La sua illuminazione, poi, mi è parsa gradevole: il mortaio, il pestello e il basilico si stagliavano benissimo tra le luci della città, senza risultare invasive. Avrei aggiunto, ma questa critica in giro non l’ho letta, al nome della nostra regione un rifermento al Paese: un Italy sulla fiancata avrebbe aiutato a inquadrarci meglio, non sono sicuro che i londinesi sappiano esattamente dove siamo. Così come non posso pretendere che il genovese medio conosca il Costwolds (anche se dovrebbe…), altrettanto non posso chiedere agli inglesi di recitare a memoria le regioni italiane. Magari aggiungiamolo, la prossima volta.

Si dice che tutta la missione sia costata una mezza milionata: non conosco la cifra esatta ma visto quello che il mio cameraman ed io abbiamo speso in due giorni non mi meraviglio. La vera domanda è: sono stati spesi bene?

Qui si entra in un campo che non è del tutto mio ma alcune considerazioni mi sento di farle. La fiera internazionale del turismo mi ha molto colpito: c’erano tutti i paesi del mondo, ma proprio tutti! Persino la Palestina, con il cui delegato ho discusso scherzando di quanto sia difficile vendere pacchetti turistici per la Striscia di Gaza in questo periodo. Ma non è importante farlo adesso, in effetti, ciò che conta è far sapere a tutti quante cose belle ci sono da scoprire persino in una terra martoriata come quella.

Alcune regioni italiane lo hanno capito, soprattutto quelle a statuto speciale che hanno da sempre risorse più importanti da investire: dovevate vedere gli stand della Sardegna, della Sicilia, del Veneto.

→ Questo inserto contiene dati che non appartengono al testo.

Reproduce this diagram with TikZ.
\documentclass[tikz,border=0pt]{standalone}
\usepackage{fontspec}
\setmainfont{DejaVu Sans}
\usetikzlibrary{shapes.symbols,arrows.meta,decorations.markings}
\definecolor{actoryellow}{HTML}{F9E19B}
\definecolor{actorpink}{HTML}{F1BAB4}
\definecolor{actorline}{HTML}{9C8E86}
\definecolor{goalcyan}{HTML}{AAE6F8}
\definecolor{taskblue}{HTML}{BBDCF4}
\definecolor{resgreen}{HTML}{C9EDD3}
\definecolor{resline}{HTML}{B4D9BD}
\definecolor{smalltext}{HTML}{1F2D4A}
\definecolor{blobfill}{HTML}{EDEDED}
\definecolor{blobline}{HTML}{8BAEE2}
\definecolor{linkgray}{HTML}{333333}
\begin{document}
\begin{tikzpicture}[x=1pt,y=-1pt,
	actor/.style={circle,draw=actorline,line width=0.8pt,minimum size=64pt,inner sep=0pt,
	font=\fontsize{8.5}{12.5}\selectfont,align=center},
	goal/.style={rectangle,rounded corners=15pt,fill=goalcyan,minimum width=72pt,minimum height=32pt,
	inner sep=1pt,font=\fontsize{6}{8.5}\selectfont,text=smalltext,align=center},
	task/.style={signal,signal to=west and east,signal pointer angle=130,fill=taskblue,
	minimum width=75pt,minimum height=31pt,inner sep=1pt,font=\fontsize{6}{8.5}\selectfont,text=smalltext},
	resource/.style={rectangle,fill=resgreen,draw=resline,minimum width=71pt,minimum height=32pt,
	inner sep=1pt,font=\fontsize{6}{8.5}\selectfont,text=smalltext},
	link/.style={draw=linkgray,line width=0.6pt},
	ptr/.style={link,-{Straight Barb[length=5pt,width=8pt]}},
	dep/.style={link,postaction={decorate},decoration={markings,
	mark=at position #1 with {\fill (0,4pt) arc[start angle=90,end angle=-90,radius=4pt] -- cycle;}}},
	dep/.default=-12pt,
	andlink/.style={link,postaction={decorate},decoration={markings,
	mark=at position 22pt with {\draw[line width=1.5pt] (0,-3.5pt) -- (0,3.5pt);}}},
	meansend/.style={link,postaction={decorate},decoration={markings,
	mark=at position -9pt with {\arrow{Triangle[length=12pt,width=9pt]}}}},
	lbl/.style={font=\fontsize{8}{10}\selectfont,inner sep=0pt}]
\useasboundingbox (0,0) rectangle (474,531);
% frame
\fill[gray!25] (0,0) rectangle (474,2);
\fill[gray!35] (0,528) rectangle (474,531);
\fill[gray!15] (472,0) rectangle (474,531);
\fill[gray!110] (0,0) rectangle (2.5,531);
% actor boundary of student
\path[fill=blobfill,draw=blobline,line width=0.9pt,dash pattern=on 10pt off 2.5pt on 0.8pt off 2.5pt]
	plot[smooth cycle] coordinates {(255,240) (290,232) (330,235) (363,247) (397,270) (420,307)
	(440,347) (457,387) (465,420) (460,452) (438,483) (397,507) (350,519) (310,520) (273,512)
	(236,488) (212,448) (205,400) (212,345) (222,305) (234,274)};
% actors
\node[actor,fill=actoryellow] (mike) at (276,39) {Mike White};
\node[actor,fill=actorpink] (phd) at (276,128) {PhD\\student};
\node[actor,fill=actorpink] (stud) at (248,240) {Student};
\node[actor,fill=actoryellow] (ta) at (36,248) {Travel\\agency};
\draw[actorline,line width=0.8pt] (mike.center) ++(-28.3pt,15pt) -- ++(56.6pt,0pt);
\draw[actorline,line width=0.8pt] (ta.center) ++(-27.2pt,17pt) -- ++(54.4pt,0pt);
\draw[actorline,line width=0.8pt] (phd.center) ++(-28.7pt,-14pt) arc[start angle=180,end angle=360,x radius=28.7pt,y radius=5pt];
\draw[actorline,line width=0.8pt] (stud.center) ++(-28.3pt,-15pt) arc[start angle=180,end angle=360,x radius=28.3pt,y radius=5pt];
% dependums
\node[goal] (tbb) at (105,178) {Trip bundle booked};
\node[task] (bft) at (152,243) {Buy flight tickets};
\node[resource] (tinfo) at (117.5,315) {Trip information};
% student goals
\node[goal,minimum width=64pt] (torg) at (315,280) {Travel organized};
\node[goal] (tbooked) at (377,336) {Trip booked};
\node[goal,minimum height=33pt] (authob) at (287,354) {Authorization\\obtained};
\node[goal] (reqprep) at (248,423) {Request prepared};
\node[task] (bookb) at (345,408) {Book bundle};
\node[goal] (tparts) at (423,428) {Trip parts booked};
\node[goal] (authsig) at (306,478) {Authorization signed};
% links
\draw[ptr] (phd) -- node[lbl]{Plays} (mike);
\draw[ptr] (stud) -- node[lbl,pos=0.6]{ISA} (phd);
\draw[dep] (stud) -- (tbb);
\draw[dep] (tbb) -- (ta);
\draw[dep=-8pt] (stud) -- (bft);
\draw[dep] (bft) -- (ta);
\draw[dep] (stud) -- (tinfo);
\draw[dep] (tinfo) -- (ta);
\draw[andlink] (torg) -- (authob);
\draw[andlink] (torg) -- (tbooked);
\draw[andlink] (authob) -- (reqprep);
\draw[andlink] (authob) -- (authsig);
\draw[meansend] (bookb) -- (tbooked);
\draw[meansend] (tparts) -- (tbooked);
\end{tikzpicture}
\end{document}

Se non fosse che poco distante c’era l’Arabia Saudita, che a proposito di sobrietà ha occupato mezzo padiglione con una teoria infinita di rutilanti stand, sarebbero le nostre le regioni più cool della fiera. La Liguria sta seguendo quella strada, se faccia bene o male lo diranno i dati sull’incoming dei prossimi anni.

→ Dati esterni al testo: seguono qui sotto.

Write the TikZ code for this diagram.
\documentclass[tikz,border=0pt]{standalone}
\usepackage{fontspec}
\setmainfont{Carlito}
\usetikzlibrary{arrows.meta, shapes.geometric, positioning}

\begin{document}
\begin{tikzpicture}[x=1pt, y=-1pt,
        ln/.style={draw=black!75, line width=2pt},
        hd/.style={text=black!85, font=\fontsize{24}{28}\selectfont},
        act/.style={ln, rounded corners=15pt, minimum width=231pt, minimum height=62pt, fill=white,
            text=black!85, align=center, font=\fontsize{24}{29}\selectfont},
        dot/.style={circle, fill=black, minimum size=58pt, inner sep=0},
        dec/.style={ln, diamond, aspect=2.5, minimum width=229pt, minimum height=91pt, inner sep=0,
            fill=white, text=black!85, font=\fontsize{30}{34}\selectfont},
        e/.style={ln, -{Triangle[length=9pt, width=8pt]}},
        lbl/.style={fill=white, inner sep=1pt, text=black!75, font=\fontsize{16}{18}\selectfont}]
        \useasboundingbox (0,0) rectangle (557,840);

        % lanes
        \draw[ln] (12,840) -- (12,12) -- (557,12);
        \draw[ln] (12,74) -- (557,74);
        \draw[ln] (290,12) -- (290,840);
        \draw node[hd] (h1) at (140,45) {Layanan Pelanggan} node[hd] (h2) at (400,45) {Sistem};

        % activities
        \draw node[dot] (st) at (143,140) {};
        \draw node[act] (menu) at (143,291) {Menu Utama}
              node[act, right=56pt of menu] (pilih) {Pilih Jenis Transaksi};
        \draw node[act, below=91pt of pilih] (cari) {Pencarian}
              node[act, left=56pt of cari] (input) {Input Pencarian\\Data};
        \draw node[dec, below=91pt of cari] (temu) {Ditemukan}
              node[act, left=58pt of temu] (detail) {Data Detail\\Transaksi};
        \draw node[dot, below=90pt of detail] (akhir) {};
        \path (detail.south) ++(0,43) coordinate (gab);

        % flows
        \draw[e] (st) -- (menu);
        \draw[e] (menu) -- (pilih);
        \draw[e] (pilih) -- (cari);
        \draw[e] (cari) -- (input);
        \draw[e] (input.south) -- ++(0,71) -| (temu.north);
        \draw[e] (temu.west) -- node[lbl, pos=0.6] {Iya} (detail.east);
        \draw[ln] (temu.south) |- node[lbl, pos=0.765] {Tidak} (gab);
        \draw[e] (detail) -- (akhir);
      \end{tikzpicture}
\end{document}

Ma non pensiate che i turisti vengano gratis: ho parlato con molti operatori in questi due giorni, tutti mi hanno spiegato che per aumentare la quota dei visitatori internazionali servono accordi con i grandi tour operator che non possono prescindere da un’offerta ampia e sinergica che si può presentare solo se tutte le componenti, istituzionali e privatistiche, lavorano in coro. Se non vai tu a presentare la tua offerta ci va un altro, e la fetta di torta la mangia lui.

È questa la scommessa che deve essere vinta: la promozione del territorio è una condizione necessaria ma non sufficiente. La Liguria deve presentarsi ai grandi tavoli con più camere d’albergo per ottenere più collegamenti aerei. Deve ampliare la sua proposta, deve essere credibile e accogliente. E dovrebbe essere anche meglio collegata, ma questa è un’altra storia e noi lo sappiamo bene.